The Psoriasis Association has started a new initiative which involves sufferers writing a postcard to the disease to tell it how it makes them feel. The cynical amongst you may scorn this as you did my opening paragraph, but I’m fascinated that those at the very top of the profession of understanding, curing and representing the disease all feel that there is something in it. So I’m not going to argue. They also feel that there is a massive stigma still attached to psoriasis, and that it is rarely talked about (eczema steals all our limelight – it’s the A-Lister of the skin disease world). There’s an event/initiative happening in October that I will try to be involved in, which is helping to raise awareness of this affliction that touches between 2-4% of the population. Dr Mazara tells me that there are still people who are too ashamed to admit that they have it. Because I’ve never been worried about my looks (what’s the point?) and dress like someone who fell asleep in a hedge in 1976 and only thawed out yesterday, I guess I’m lucky. I still feel ashamed sometimes, and very self-conscious if people stare or remark upon it loudly within my hearing but without acknowledging me (which happens more than you’d think). Generally though, I don’t mind people seeing it, I don’t mind talking about it, and have little difficulty expressing myself – but for others I know that it is a far more difficult and painful process. So who am I to begrudge them the opportunity to try? It’s a lot more than skin deep, this disease.
Here’s a link to the postcard business.
I’ll end this by quoting from Josh, who made a comment on one of my earlier blogs. I don’t know Josh, but his story is very telling and I thank him for sharing it.

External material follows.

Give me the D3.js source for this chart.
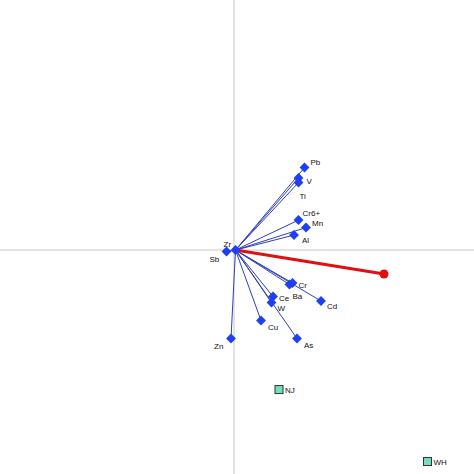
<!DOCTYPE html><html><head><script src="https://cdn.jsdelivr.net/npm/d3@7"></script>
<style>body{margin:0;background:#fff}</style></head><body><svg id="c" width="474" height="474"></svg>
<script>
const names=["Pb","V","Ti","Cr6+","Mn","Al","Zr","Sb","Cr","Ba","Cd","Ce","W","Cu","Zn","As"];
const xs=[0.47,0.43,0.43,0.43,0.48,0.40,0.01,-0.05,0.39,0.37,0.58,0.26,0.25,0.18,-0.02,0.42];
const ys=[0.55,0.48,0.45,0.20,0.15,0.10,0,-0.01,-0.22,-0.23,-0.34,-0.31,-0.35,-0.47,-0.59,-0.59];
const lab=[[6,-3],[8,6],[1,16],[4,-4],[6,-2],[8,8],[-12,-3],[-17,10],[6,5],[3,14],[6,8],[6,4],[6,8],[7,9],[-17,10],[7,9]];
const vecEnd=[1.0,-0.16];
const sites=["NJ","WH"], sx=[0.30,1.29], sy=[-0.93,-1.41];
const x=d3.scaleLinear().domain([-1.56,1.6]).range([0,474]);
const y=d3.scaleLinear().domain([1.667,-1.493]).range([0,474]);
const svg=d3.select("#c");
svg.append("line").attr("x1",x(0)).attr("x2",x(0)).attr("y1",0).attr("y2",474).attr("stroke","#c8c8c8");
svg.append("line").attr("y1",y(0)).attr("y2",y(0)).attr("x1",0).attr("x2",474).attr("stroke","#c8c8c8");
const o=[xs[6],ys[6]];
names.forEach((n,i)=>{
 svg.append("line").attr("x1",x(o[0])).attr("y1",y(o[1])).attr("x2",x(xs[i])).attr("y2",y(ys[i])).attr("stroke","#3040b8").attr("stroke-width",1);
});
svg.append("line").attr("x1",x(o[0])).attr("y1",y(o[1])).attr("x2",x(vecEnd[0])).attr("y2",y(vecEnd[1])).attr("stroke","#e01010").attr("stroke-width",3);
svg.append("circle").attr("cx",x(vecEnd[0])).attr("cy",y(vecEnd[1])).attr("r",4.5).attr("fill","#e01010");
names.forEach((n,i)=>{
 svg.append("rect").attr("x",-3.5).attr("y",-3.5).attr("width",7).attr("height",7).attr("fill","#1f3ff0")
  .attr("transform",`translate(${x(xs[i])},${y(ys[i])}) rotate(45)`);
 svg.append("text").attr("x",x(xs[i])+lab[i][0]).attr("y",y(ys[i])+lab[i][1]).text(n)
  .attr("font-family","Arial, Liberation Sans").attr("font-size",8).attr("fill","#111");
});
sites.forEach((s,i)=>{
 svg.append("rect").attr("x",x(sx[i])-4).attr("y",y(sy[i])-4).attr("width",8).attr("height",8).attr("fill","#6ee0c0").attr("stroke","#333");
 svg.append("text").attr("x",x(sx[i])+6).attr("y",y(sy[i])+3).text(s).attr("font-family","Arial, Liberation Sans").attr("font-size",8).attr("fill","#111");
});
</script></body></html>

While I only have two “spots” of psoriasis–one of which is a big, angry red, often bleeding, plague looking circle on my right upper arm–they really negatively affect my life. I live in NYC, where beauty is king, and have stopped going to the beach this summer as I don’t want to endure the stares and questions (“Dude, are you like dying? Is that AIDS?”). Although I am in top physical shape, I never take my shirt off anywhere which precludes me from playing basketball–once a passion of mine–anymore.